The exercise
Retype the stretch of lines that starts at the line containing "Clone this chart in D3.js." and ends at the line containing "0.54, 0.71, 0.72];", inclusive. Do not include pictures.

Code that draws figures:
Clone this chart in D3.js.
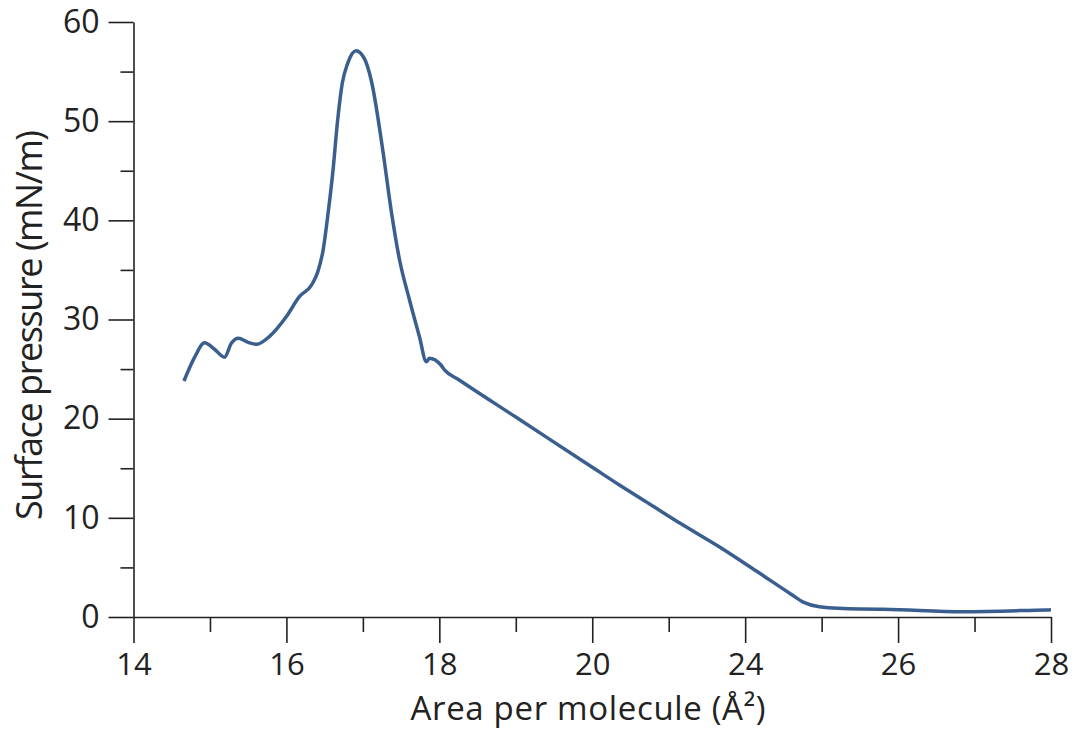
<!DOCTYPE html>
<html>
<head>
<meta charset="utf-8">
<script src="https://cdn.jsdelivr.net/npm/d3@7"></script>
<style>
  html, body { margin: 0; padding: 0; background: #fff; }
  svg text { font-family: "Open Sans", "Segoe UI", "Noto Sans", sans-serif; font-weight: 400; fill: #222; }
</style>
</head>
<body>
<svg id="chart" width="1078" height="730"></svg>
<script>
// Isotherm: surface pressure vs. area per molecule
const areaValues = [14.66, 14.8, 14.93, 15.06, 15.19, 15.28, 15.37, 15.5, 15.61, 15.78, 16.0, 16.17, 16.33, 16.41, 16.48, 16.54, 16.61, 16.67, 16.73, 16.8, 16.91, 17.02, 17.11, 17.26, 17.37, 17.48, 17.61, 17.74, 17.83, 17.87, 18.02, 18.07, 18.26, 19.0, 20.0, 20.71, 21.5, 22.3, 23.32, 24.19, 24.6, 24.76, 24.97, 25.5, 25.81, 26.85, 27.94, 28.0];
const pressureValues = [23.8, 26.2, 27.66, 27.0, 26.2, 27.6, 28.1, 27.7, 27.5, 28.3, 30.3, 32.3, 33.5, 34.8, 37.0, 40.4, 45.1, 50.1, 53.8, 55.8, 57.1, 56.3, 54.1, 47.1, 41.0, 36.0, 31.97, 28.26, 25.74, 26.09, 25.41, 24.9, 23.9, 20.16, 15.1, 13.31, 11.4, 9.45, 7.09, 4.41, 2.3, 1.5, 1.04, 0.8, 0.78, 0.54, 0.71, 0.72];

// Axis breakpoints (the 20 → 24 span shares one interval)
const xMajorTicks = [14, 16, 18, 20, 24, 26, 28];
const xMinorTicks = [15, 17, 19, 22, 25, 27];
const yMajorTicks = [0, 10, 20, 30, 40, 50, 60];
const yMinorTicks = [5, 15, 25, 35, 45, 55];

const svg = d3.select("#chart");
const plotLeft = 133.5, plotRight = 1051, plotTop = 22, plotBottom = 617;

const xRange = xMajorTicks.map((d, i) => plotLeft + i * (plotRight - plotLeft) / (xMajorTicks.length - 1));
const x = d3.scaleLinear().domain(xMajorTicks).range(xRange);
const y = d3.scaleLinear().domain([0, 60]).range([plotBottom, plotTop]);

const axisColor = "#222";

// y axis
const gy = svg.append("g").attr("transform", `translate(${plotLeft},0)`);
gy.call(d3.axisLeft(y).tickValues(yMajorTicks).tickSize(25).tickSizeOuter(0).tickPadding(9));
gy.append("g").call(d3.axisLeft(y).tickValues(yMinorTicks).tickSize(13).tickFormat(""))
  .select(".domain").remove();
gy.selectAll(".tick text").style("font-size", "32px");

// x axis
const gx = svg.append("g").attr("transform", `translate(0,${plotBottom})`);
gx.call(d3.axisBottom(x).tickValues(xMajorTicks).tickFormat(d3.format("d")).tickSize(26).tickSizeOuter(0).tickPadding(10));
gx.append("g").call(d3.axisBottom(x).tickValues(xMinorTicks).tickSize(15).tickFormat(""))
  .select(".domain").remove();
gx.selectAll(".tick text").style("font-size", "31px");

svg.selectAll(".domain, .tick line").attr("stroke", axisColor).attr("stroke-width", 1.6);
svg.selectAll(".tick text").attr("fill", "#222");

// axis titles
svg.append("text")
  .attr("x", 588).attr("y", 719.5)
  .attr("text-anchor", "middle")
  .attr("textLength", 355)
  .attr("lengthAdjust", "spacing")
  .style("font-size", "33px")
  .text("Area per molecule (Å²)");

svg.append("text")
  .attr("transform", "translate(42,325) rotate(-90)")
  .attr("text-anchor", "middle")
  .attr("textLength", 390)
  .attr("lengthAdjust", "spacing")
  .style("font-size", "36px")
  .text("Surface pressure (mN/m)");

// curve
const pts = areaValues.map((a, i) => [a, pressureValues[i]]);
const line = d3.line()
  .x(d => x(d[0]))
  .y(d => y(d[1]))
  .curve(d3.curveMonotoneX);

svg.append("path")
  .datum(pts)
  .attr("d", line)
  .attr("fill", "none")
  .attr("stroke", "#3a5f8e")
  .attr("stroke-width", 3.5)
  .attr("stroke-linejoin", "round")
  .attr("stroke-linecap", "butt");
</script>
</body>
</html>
---
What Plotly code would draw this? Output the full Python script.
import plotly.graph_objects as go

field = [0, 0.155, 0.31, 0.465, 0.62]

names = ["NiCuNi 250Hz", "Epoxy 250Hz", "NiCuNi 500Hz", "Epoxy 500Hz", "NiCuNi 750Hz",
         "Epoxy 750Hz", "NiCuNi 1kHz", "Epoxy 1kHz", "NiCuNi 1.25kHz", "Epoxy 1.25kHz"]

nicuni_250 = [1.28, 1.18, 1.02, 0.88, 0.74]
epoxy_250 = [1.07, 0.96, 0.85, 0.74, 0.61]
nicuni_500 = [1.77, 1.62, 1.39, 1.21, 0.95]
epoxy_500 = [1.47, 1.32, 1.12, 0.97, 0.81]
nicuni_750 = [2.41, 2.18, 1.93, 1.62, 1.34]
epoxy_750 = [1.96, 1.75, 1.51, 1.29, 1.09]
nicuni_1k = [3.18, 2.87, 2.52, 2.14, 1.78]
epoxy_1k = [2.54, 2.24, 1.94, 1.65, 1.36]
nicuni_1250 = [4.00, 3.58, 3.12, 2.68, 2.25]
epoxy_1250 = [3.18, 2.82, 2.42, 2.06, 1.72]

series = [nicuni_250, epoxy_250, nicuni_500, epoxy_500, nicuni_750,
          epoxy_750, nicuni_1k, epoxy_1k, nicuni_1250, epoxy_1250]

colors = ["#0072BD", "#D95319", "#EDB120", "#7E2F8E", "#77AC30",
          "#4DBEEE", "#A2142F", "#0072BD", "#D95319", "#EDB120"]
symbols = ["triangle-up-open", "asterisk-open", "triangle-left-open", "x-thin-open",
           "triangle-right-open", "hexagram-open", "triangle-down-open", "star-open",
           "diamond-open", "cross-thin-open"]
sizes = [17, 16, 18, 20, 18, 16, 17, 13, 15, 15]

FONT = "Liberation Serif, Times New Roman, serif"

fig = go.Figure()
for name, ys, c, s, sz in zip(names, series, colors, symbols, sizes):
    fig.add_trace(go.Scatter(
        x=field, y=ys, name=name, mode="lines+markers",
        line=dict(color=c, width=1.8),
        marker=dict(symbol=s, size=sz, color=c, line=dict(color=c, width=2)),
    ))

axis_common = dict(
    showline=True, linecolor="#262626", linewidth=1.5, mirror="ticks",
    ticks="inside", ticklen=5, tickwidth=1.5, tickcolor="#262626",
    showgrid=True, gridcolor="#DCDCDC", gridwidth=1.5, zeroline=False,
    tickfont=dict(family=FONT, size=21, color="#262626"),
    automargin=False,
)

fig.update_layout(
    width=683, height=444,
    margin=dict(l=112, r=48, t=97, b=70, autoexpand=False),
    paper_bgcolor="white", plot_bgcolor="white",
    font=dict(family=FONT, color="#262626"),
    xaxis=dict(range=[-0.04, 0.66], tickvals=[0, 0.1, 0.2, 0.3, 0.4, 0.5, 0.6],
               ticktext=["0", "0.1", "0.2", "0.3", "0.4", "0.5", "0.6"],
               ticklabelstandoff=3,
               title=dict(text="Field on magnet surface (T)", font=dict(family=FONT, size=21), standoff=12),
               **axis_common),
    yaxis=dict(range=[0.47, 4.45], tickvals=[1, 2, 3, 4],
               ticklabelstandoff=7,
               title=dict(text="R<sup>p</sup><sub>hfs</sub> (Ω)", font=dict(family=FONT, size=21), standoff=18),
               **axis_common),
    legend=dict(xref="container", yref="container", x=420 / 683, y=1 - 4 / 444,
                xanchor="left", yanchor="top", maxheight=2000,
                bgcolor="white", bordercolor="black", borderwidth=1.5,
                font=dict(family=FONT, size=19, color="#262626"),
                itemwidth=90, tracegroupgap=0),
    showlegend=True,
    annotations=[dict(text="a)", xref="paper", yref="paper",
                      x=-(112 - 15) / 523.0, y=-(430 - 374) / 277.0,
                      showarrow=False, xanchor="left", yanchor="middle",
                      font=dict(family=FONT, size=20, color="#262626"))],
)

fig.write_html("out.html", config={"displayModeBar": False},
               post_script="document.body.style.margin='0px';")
==
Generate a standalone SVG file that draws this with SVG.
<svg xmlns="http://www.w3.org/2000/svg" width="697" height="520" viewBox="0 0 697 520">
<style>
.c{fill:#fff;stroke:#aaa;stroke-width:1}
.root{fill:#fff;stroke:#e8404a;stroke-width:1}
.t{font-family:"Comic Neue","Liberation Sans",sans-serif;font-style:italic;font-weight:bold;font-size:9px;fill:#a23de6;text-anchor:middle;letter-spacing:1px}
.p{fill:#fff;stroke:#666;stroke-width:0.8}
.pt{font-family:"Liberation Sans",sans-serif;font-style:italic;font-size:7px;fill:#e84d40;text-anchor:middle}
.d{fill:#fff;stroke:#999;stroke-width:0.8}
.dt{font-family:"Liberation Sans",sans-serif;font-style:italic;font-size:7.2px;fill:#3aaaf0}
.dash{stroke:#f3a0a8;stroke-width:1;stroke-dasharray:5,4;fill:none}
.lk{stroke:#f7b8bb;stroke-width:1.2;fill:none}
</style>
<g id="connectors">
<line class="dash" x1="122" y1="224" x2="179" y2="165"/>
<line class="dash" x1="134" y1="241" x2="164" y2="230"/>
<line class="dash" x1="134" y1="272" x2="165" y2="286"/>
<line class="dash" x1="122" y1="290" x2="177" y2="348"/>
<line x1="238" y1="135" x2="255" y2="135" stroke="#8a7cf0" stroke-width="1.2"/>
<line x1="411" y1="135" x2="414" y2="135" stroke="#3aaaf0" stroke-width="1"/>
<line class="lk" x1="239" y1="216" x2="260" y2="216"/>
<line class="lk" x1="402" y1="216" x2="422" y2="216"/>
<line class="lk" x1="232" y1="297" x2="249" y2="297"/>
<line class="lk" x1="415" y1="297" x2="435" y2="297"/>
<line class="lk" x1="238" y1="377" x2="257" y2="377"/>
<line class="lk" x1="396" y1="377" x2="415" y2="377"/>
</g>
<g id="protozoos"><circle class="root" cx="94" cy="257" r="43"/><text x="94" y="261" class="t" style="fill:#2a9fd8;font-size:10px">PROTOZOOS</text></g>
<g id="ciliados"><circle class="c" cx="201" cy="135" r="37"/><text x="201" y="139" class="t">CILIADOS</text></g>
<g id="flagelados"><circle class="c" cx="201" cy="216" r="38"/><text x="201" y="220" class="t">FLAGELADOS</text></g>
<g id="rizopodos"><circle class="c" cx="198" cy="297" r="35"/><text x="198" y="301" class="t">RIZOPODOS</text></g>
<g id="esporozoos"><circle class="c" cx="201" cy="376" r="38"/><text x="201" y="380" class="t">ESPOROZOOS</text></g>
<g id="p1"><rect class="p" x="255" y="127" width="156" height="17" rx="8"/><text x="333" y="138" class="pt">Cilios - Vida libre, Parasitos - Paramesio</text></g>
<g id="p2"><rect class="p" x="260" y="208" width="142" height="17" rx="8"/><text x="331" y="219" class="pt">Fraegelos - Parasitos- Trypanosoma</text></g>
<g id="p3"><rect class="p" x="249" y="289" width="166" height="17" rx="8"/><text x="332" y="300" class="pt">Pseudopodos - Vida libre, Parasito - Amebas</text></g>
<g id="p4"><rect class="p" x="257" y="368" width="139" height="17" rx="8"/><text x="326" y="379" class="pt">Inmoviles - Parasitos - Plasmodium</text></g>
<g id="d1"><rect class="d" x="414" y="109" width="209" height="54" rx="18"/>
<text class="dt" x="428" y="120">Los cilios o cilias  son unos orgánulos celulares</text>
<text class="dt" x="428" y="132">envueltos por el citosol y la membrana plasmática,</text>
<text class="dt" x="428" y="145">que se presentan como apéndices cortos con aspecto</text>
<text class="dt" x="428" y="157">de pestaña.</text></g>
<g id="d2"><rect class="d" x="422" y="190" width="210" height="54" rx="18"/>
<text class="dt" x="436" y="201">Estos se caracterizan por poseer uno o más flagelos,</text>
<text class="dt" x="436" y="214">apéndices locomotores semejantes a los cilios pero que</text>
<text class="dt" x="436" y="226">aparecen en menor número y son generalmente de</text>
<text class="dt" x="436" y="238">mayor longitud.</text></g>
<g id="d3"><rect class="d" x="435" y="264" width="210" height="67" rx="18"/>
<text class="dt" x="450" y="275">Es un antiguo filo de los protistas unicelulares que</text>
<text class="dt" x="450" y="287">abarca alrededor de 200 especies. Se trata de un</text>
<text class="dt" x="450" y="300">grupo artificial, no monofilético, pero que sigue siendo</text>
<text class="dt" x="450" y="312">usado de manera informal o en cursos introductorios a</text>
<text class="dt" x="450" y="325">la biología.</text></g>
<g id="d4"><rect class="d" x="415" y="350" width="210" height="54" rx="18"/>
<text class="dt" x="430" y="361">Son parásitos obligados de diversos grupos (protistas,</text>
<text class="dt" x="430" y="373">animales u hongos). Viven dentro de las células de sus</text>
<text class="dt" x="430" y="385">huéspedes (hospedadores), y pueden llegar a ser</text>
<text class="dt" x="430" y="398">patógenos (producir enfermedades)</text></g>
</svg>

Response for this exercise
Clone this chart in D3.js.
<!DOCTYPE html>
<html>
<head>
<meta charset="utf-8">
<script src="https://cdn.jsdelivr.net/npm/d3@7"></script>
<style>
  html, body { margin: 0; padding: 0; background: #fff; }
  svg text { font-family: "Open Sans", "Segoe UI", "Noto Sans", sans-serif; font-weight: 400; fill: #222; }
</style>
</head>
<body>
<svg id="chart" width="1078" height="730"></svg>
<script>
// Isotherm: surface pressure vs. area per molecule
const areaValues = [14.66, 14.8, 14.93, 15.06, 15.19, 15.28, 15.37, 15.5, 15.61, 15.78, 16.0, 16.17, 16.33, 16.41, 16.48, 16.54, 16.61, 16.67, 16.73, 16.8, 16.91, 17.02, 17.11, 17.26, 17.37, 17.48, 17.61, 17.74, 17.83, 17.87, 18.02, 18.07, 18.26, 19.0, 20.0, 20.71, 21.5, 22.3, 23.32, 24.19, 24.6, 24.76, 24.97, 25.5, 25.81, 26.85, 27.94, 28.0];
const pressureValues = [23.8, 26.2, 27.66, 27.0, 26.2, 27.6, 28.1, 27.7, 27.5, 28.3, 30.3, 32.3, 33.5, 34.8, 37.0, 40.4, 45.1, 50.1, 53.8, 55.8, 57.1, 56.3, 54.1, 47.1, 41.0, 36.0, 31.97, 28.26, 25.74, 26.09, 25.41, 24.9, 23.9, 20.16, 15.1, 13.31, 11.4, 9.45, 7.09, 4.41, 2.3, 1.5, 1.04, 0.8, 0.78, 0.54, 0.71, 0.72];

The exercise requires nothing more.